Automatic brake adjusters are required on both the air and hydraulic sides of commercial brake systems. Vehicles with hydraulic brakes manufactured after October 1993 must meet the automatic adjustment requirements of FMVSS 105, and those with air brake systems manufactured after October 1994 must meet the corresponding requirements under FMVSS 121.8eCFR. 49 CFR 393.53 – Automatic Brake Adjusters and Brake Adjustment Indicators Interestingly, the regulation doesn’t explicitly address hybrid systems as their own category — it splits requirements between “hydraulic” and “air” — so in practice, an air-over-hydraulic system needs to satisfy the applicable standard for whichever component is being inspected.
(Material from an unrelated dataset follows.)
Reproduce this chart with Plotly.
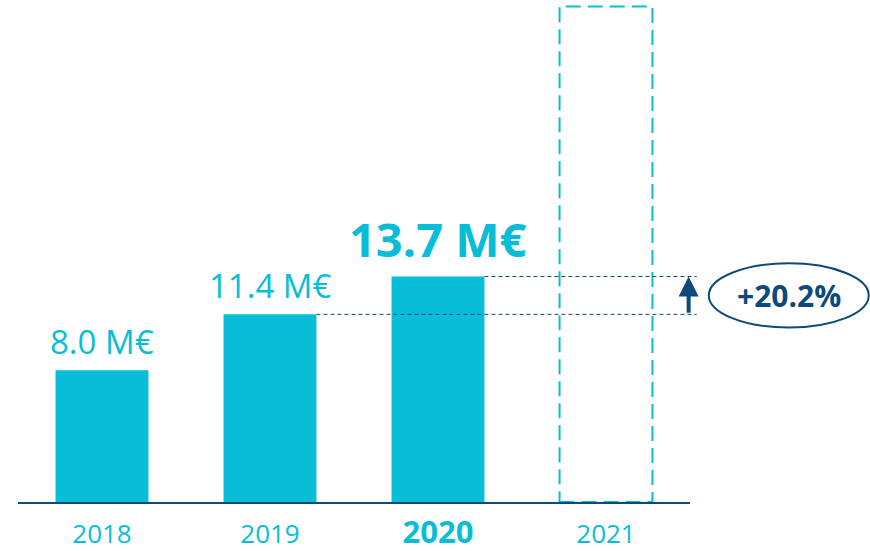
import plotly.graph_objects as go

years = ["2018", "2019", "2020", "2021"]
revenue = [8.0, 11.4, 13.7]          # M€, actual
target_2021 = 30.1                   # dashed placeholder height
labels = ["8.0 M€", "11.4 M€", "13.7 M€"]

CYAN = "#07BDD7"
NAVY = "#0D4A7B"
FONT = "Open Sans"

BAR_W = 0.553
XMIN, XMAX = -0.5, 3.5
YMAX = 30.5

growth = (revenue[2] - revenue[1]) / revenue[1] * 100
growth_txt = f"+{growth:.1f}%"

def xpaper(v):
    return (v - XMIN) / (XMAX - XMIN)

xs = list(range(len(revenue)))

fig = go.Figure()
fig.add_trace(go.Bar(
    x=xs, y=revenue, width=BAR_W,
    marker=dict(color=CYAN, line=dict(width=0)),
    hoverinfo="skip", showlegend=False,
))

ticktext = []
for i, y in enumerate(years):
    if i == 2:
        ticktext.append(f'<span style="font-size:31px;font-weight:bold">{y}</span>')
    else:
        ticktext.append(y)

fig.update_layout(
    width=870, height=551,
    margin=dict(l=18, r=180, t=0, b=49),
    paper_bgcolor="white", plot_bgcolor="white",
    showlegend=False,
    xaxis=dict(range=[XMIN, XMAX], tickmode="array", tickvals=list(range(len(years))),
               ticktext=ticktext, showgrid=False, zeroline=False,
               showline=True, linecolor=NAVY, linewidth=2, ticks="",
               tickfont=dict(family=FONT, size=26, color=CYAN),
               ticklabelstandoff=8),
    yaxis=dict(range=[0, YMAX], visible=False, showgrid=False, zeroline=False),
)

# Dashed placeholder for 2021
fig.add_shape(type="rect", xref="x", yref="y",
              x0=3 - BAR_W / 2, x1=3 + BAR_W / 2, y0=0, y1=target_2021,
              line=dict(color=CYAN, width=2, dash="15px,7px"), fillcolor="rgba(0,0,0,0)",
              layer="above")

# Value labels
for i, (v, t) in enumerate(zip(revenue, labels)):
    bold = i == 2
    fig.add_annotation(x=i, y=v, xref="x", yref="y", text=f"<b>{t}</b>" if bold else t,
                       showarrow=False, yanchor="bottom", xanchor="center",
                       yshift=4 if bold else 4,
                       font=dict(family=FONT, size=47 if bold else 33, color=CYAN))

# Dashed reference lines
line_end = 1.01
for i in (1, 2):
    fig.add_shape(type="line", xref="paper", yref="y",
                  x0=xpaper(i + BAR_W / 2), x1=line_end, y0=revenue[i], y1=revenue[i],
                  line=dict(color=NAVY, width=1, dash="4px,3px"))

# Growth arrow
fig.add_annotation(x=0.998, y=revenue[2], xref="paper", yref="y",
                   ax=0, ay=revenue[1], axref="pixel", ayref="y",
                   showarrow=True, arrowhead=2, arrowsize=1.0, arrowwidth=4,
                   arrowcolor=NAVY, text="", standoff=0, startstandoff=0)

# Ellipse with growth text
mid = (revenue[1] + revenue[2]) / 2
fig.add_shape(type="circle", xref="paper", yref="y",
              x0=1.028, x1=1.266, y0=mid - 1.95, y1=mid + 1.95,
              line=dict(color=NAVY, width=2))
fig.add_annotation(x=1.147, y=mid, xref="paper", yref="y", text=f"<b>{growth_txt}</b>",
                   showarrow=False, xanchor="center", yanchor="middle",
                   font=dict(family=FONT, size=30, color=NAVY))

fig.write_html("out.html")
The financial consequences of failing an inspection go beyond the repair bill. An out-of-service order means the load sits until the truck is fixed, which for time-sensitive freight can mean missed delivery windows, contract penalties, and the cost of emergency roadside repair at premium rates. Repeated violations also feed into the carrier’s safety score under FMCSA’s Compliance, Safety, Accountability program, which can trigger intervention audits and, in severe cases, an operating authority shutdown.